**TASK OBJECTIVE**
From the first line of the listing below to the line with "import plotly.graph_objects as go", print each line exactly, and nothing more. Leave out the pictures.

-------- DATASET EXTRACT

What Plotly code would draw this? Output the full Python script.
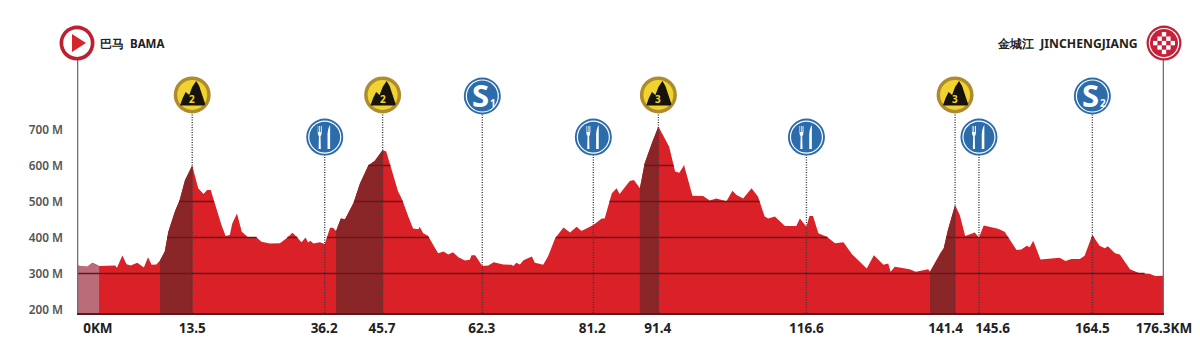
import numpy as np
import plotly.graph_objects as go

# ---------- data ----------
distance_km = [-5.8,-4.1,-3.2,-2.1,0.6,0.9,1.8,2.5,3.2,4.3,5.4,6.1,6.7,7.5,8.1,8.9,9.5,10.6,11.4,12.3,13.5,14.5,15.4,16.0,16.6,17.6,18.4,19.1,19.8,20.2,21.0,21.8,22.9,24.3,25.1,26.5,28.2,29.3,30.3,31.0,31.8,32.5,32.9,33.3,33.8,34.9,35.7,36.1,36.6,37.1,37.6,38.4,39.1,40.5,41.6,43.0,44.1,45.4,46.0,46.7,48.0,48.3,48.7,49.7,50.5,51.4,51.6,52.2,53.0,54.2,54.7,55.6,56.4,57.2,58.1,59.2,60.0,60.3,60.9,62.1,63.1,64.0,64.8,65.6,67.0,67.3,67.8,68.4,69.0,70.4,70.9,72.3,73.1,74.3,75.7,76.8,77.9,78.7,80.7,82.1,82.6,83.8,84.6,85.1,86.8,87.5,88.5,89.3,90.5,91.6,93.4,94.4,95.1,95.9,97.3,99.1,100.2,101.3,103.0,104.0,104.7,105.8,107.2,108.3,109.4,110.0,111.1,112.8,114.7,115.3,116.4,116.9,117.5,118.4,119.8,121.2,122.6,124.0,126.5,127.7,129.3,130.1,130.5,131.2,133.7,134.7,136.8,137.1,138.8,139.4,140.1,141.3,142.1,143.0,144.6,145.3,146.1,148.5,149.6,151.6,152.4,153.3,153.8,154.4,155.6,158.8,159.8,160.8,162.2,163.0,164.3,165.5,166.4,166.9,168.1,168.9,170.6,172.2,173.9,174.8,176.3]
elevation_m = [322,319,330,321,322,316,350,326,322,330,317,345,324,325,336,361,416,472,504,560,600,537,521,532,532,476,435,404,407,438,467,416,400,400,388,383,384,398,413,402,387,400,386,391,383,387,382,402,427,427,418,453,451,495,550,600,613,643,639,600,527,518,504,458,425,423,430,412,405,370,356,361,353,359,345,336,338,351,351,321,322,331,328,325,324,321,330,325,337,347,330,324,347,398,428,414,430,418,435,453,453,523,537,521,557,560,537,606,662,708,652,583,580,601,516,515,503,508,501,530,518,508,537,513,458,453,458,432,432,453,430,460,460,412,402,384,387,354,314,351,324,328,305,319,312,305,312,305,356,370,421,490,462,404,414,400,433,424,416,365,367,377,373,391,339,344,335,340,340,349,407,377,370,376,356,353,312,301,299,293,294]

neutral_end_km = -2.1
climb_start_km = [8.1, 37.6, 88.5, 137.1]
climb_end_km = [13.5, 45.4, 91.6, 141.3]

grid_levels_m = [300, 400, 500, 600]
y_tick_values = [200, 300, 400, 500, 600, 700]
y_tick_labels = ["200 M", "300 M", "400 M", "500 M", "600 M", "700 M"]
x_tick_positions = [-2.3, 13.5, 35.6, 45.3, 62.0, 80.5, 91.5, 116.4, 139.7, 147.6, 164.3, 176.3]
x_tick_labels = ["0KM", "13.5", "36.2", "45.7", "62.3", "81.2", "91.4", "116.6", "141.4", "145.6", "164.5", "176.3KM"]

waypoint_km = [13.5, 35.7, 45.4, 62.1, 80.7, 91.6, 116.4, 141.3, 145.3, 164.3]
waypoint_kind = ["M2", "F", "M2", "S1", "F", "M3", "F", "M3", "F", "S2"]
start_name = "巴马  BAMA"
finish_name = "金城江  JINCHENGJIANG"

# ---------- styles ----------
RED, PALE, DARK, GRID = "#d92127", "#bb6c79", "#8a2528", "#6e1519"
BLUE, GOLD, YELLOW = "#2c6cab", "#ad8c2f", "#f0d330"
POLE = "#707070"
FONT = "Noto Sans"
X_MIN, X_MAX = -5.8, 176.3
Y_MIN, Y_MAX = 190.3, 1059.7
ICON_Y = {"M": 796, "S": 793, "F": 679}
ICON_R = 18.5
POLE_Y = 940

x = np.array(distance_km, float)
y = np.array(elevation_m, float)

fig = go.Figure()


def area(mask, color):
    fig.add_trace(go.Scatter(x=x[mask], y=y[mask], mode="lines", line=dict(width=0, color=color),
                             fill="tozeroy", fillcolor=color, hoverinfo="skip", showlegend=False))


area(np.ones_like(x, bool), RED)
area(x <= neutral_end_km, PALE)
for a, b in zip(climb_start_km, climb_end_km):
    area((x >= a) & (x <= b), DARK)

# grid lines only inside the profile: split each level where the profile crosses it
for lvl in grid_levels_m:
    gx, gy = [], []
    inside = False
    for i in range(len(x) - 1):
        y0, y1 = y[i], y[i + 1]
        if i == 0 and y0 >= lvl:
            gx.append(x[0]); gy.append(lvl); inside = True
        if (y0 < lvl) != (y1 < lvl):
            cx = x[i] + (lvl - y0) / (y1 - y0) * (x[i + 1] - x[i])
            gx.append(cx); gy.append(lvl)
            if inside:
                gx.append(None); gy.append(None)
            inside = not inside
    if inside:
        gx.append(x[-1]); gy.append(lvl)
    fig.add_trace(go.Scatter(x=gx, y=gy, mode="lines", line=dict(color=GRID, width=1.5),
                             hoverinfo="skip", showlegend=False))

# dotted drop lines
for km, kind in zip(waypoint_km, waypoint_kind):
    top = ICON_Y[kind[0]]
    fig.add_trace(go.Scatter(x=[km, km], y=[Y_MIN, top], mode="lines",
                             line=dict(color="#3a3a3a", width=1.4, dash="1px,1.5px"),
                             hoverinfo="skip", showlegend=False))

# start / finish poles
for km in (X_MIN, X_MAX):
    fig.add_trace(go.Scatter(x=[km, km], y=[Y_MIN, POLE_Y], mode="lines", cliponaxis=False,
                             line=dict(color=POLE, width=2.6), hoverinfo="skip", showlegend=False))

shapes = []
annotations = []


def frac_x(km):
    return (km - X_MIN) / (X_MAX - X_MIN)


def frac_y(elev):
    return (elev - Y_MIN) / (Y_MAX - Y_MIN)


def circle(km, elev, r, fill, line=None, lw=0):
    # paper references keep the icons on the plot edges from being clipped
    shapes.append(dict(type="circle", xref="paper", yref="paper", xsizemode="pixel", ysizemode="pixel",
                       xanchor=frac_x(km), yanchor=frac_y(elev), x0=-r, x1=r, y0=-r, y1=r, fillcolor=fill,
                       line=dict(color=line or fill, width=lw), layer="above"))


def glyph(km, elev, path, fill):
    shapes.append(dict(type="path", xref="paper", yref="paper", xsizemode="pixel", ysizemode="pixel",
                       xanchor=frac_x(km), yanchor=frac_y(elev), path=path, fillcolor=fill,
                       line=dict(width=0), layer="above"))


def label(km, elev, text, size, color, dx=0, dy=0, anchor="center", family=FONT):
    annotations.append(dict(x=km, y=elev, xref="x", yref="y", text=text, showarrow=False,
                            xanchor=anchor, yanchor="middle", xshift=dx, yshift=dy,
                            font=dict(family=family, size=size, color=color, weight="bold")))


MOUNTAIN = "M-12 -10 L-9.5 -3 L-6.5 3 L-3 0 L0 8 L4 14 L7 9 L10 0 L13 -9 Q13 -10.5 11 -10.5 L-10 -10.5 Q-12.5 -10.5 -12 -10 Z"
FORK = ("M-7 11 L-6.5 11 L-6.5 5 L-5.6 5 L-5.6 11 L-4.8 11 L-4.8 5 L-3.9 5 L-3.9 11 L-3 11 L-3 5 "
        "Q-3 1.5 -4.2 1 L-3.9 -12 L-6.1 -12 L-5.8 1 Q-7 1.5 -7 5 Z")
KNIFE = "M2.8 -12 L5.4 -12 L5.4 12 Q2.4 8 2.8 -1 Z"

for km, kind in zip(waypoint_km, waypoint_kind):
    elev = ICON_Y[kind[0]]
    if kind[0] == "M":
        circle(km, elev, ICON_R, GOLD)
        circle(km, elev, 15, YELLOW)
        glyph(km, elev, MOUNTAIN, "#17130c")
        label(km, elev, kind[1], 10, YELLOW, dy=-4)
    else:
        circle(km, elev, ICON_R, BLUE)
        circle(km, elev, 16.6, "#ffffff")
        circle(km, elev, 15.4, BLUE)
        if kind == "F":
            glyph(km, elev, FORK, "#ffffff")
            glyph(km, elev, KNIFE, "#ffffff")
        else:
            label(km, elev, "S", 31, "#ffffff", dx=-2, dy=1)
            label(km, elev, kind[1], 10, "#ffffff", dx=11, dy=-7)

# start icon
circle(X_MIN, POLE_Y, 17.5, "#bd2030")
circle(X_MIN, POLE_Y, 13.8, "#ffffff")
glyph(X_MIN, POLE_Y, "M-5 9 L9 0 L-5 -9 Z", "#d5262c")
label(X_MIN, POLE_Y, start_name, 11.5, "#222222", dx=21, anchor="left")

# finish icon: red disc with white checks
circle(X_MAX, POLE_Y, 17.5, "#c12337")
circle(X_MAX, POLE_Y, 15.2, "#ffffff")
circle(X_MAX, POLE_Y, 14, "#c8203a")
CELL = 4.4
for i in range(-3, 4):
    for j in range(-3, 4):
        if (i + j) % 2 == 0 and (i * i + j * j) * CELL * CELL <= 12.0 ** 2:
            x0, y0 = (i - 0.5) * CELL, (j - 0.5) * CELL
            glyph(X_MAX, POLE_Y, f"M{x0} {y0} L{x0 + CELL} {y0} L{x0 + CELL} {y0 + CELL} L{x0} {y0 + CELL} Z", "#ffffff")
label(X_MAX, POLE_Y, finish_name, 12.2, "#222222", dx=-24, anchor="right")

fig.update_layout(
    width=1200, height=353, autosize=False,
    margin=dict(l=77, r=36, t=0, b=40),
    paper_bgcolor="#ffffff", plot_bgcolor="#ffffff",
    showlegend=False, hovermode=False,
    shapes=shapes, annotations=annotations,
    xaxis=dict(range=[X_MIN, X_MAX], tickmode="array", tickvals=x_tick_positions, ticktext=x_tick_labels,
               showgrid=False, zeroline=False, ticks="", showline=True, linecolor="#5a1a1c", linewidth=2,
               ticklabelstandoff=2, tickangle=0,
               tickfont=dict(family=FONT, size=13.5, color="#222222", weight="bold")),
    yaxis=dict(range=[Y_MIN, Y_MAX], tickmode="array", tickvals=y_tick_values, ticktext=y_tick_labels,
               showgrid=False, zeroline=False, ticks="", showline=False, ticklabelstandoff=13,
               tickfont=dict(family=FONT, size=11.8, color="#555555", weight=600)),
)

fig.write_html("out.html", config={"displayModeBar": False},
               post_script="document.body.style.margin='0';")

----------------

**CORRECT OUTPUT**
What Plotly code would draw this? Output the full Python script.
import numpy as np
import plotly.graph_objects as go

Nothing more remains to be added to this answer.